Sono passate solo poche ore dalla strage di Ankara che a Suruç l’aria è già diventata irrespirabile. Entriamo silenziosi al centro culturale Amara, dove lo scorso 20 luglio ebbe luogo la strage di 33 studenti e attivisti socialisti che portavano aiuti a Kobane, per mano di un attentatore suicida dello Stato islamico. Le facce qui sono scure e preoccupate. Per molte e molti degli attivisti presenti le immagini della piazza della stazione di Ankara richiamano alla mente tutte le sensazioni di quella mattina di luglio.

Solo poche ore fa ci trovavamo a Diayrbakir, dove in seguito agli scontri di ieri sera tra sostenitori della sinistra filo-kurda (Hdp), cittadini comuni e polizia ai margini del quartiere Hasirli, è stato nuovamente ordinato il coprifuoco. Nessuno può lasciare le proprie case dopo le sei di pomeriggio. Questa tecnica è usata a singhiozzo sempre più di frequente nelle grandi città del Kurdistan.

A Cizre, a due passi dal confine siriano, è durato ben nove giorni a partire dal 6 settembre scorso, a Nur è stato indetto a più riprese nel mese di settembre, ma anche a Nusaybin, Silvan, Silopi e Bismil i kurdi non hanno potuto muoversi da casa nel corso degli ultimi dieci giorni.

In tutte queste città, dove l’Hdp è la maggioranza ed esistono quartieri che si autodifendono con barricate, si sono succeduti tentativi della polizia di penetrare con mezzi militari, tentativi cui è seguita la reazione delle comunità locali. A Cizre in particolare l’attacco armato di venti giorni fa, anticipato dallo stop di acqua e corrente elettrica, ha causato la morte di 21 persone. Le testimonianze di chi ci ha accompagnato tra le vie della città vecchia raccontano di buchi più o meno evidenti dentro palazzi, negozi e strade sterrate. Ad un passo da Nur, una signora strattona un bimbo di forse cinque anni per farcelo vedere: «Questo per Erdogan è un terrorista, a voi pare un terrorista questo bambino?», osserva indignata.

Dal centro culturale di Suruç ci rechiamo ad uno dei campi profughi costruiti con grandi ritardi dopo gli attacchi dell’Isis a Kobane. Nihat, giunto poco meno di un anno fa da Kobane, confessa una certa indifferenza verso Assad e i raid aerei russi in Siria degli ultimi giorni, con relativi sconfinamenti in territorio turco. Nihat non nasconde però un disprezzo inequivocabile verso Erdogan e il suo partito. La sua devozione va alle Unità di protezione maschili e femminili (Ypg/Ypj) che hanno protetto il passaggio dei profughi, non solo kurdi, con cibo, supporto logistico e tutelando l’incolumità delle persone. «Siamo contrari ad azioni militari esterne, quelle americane avevano poi un ruolo per lo più di facciata», aggiunge Omer di Hdp. Secondo lui, solo sconfiggendo l’Isis, i kurdi potranno vincere la loro battaglia per l’autonomia.

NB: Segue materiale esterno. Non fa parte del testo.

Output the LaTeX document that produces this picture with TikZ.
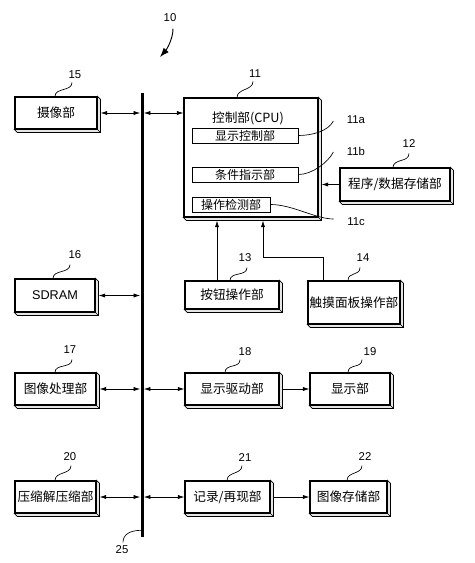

La conclusione dell’incontro è segnata dalla vibrazione di un paio di cellulari, la Farnesina invita a evitare assembramenti e manifestazioni pubbliche in tutta la Turchia.

Nel pomeriggio di ieri, mentre si aggravavano le notizie relative al numero di vittime dell’attentato di Ankara, siamo stati ospitati nella sede della municipalità di Hdp a Suruç. Mentre ad Istanbul era già in corso un corteo contro gli attacchi, il partito di Demirtas ha deciso di denunciare direttamente da qui l’accaduto. Mancano tre settimane alle elezioni che dovrebbero risolvere le incertezze di questa fase transitoria e la strage di questa mattina, che richiama le stesse dinamiche degli attentati dello scorso giugno al comizio di Demirtas a Diyarbakir, non possono che rendere incandescente il già traballante scenario politico turco.

La volata di Hdp, che ha superato per la prima volta lo sbarramento del 10% nel corso dell’ultima tornata elettorale, ha sorpreso il partito di maggioranza relativa. Questa sorpresa si è presto mutata in paura, in molti hanno interesse a fermare l’avanzata di un movimento che non si rivolge più solo ai kurdi ma parla di diritti, uguaglianza e democrazia per tutti.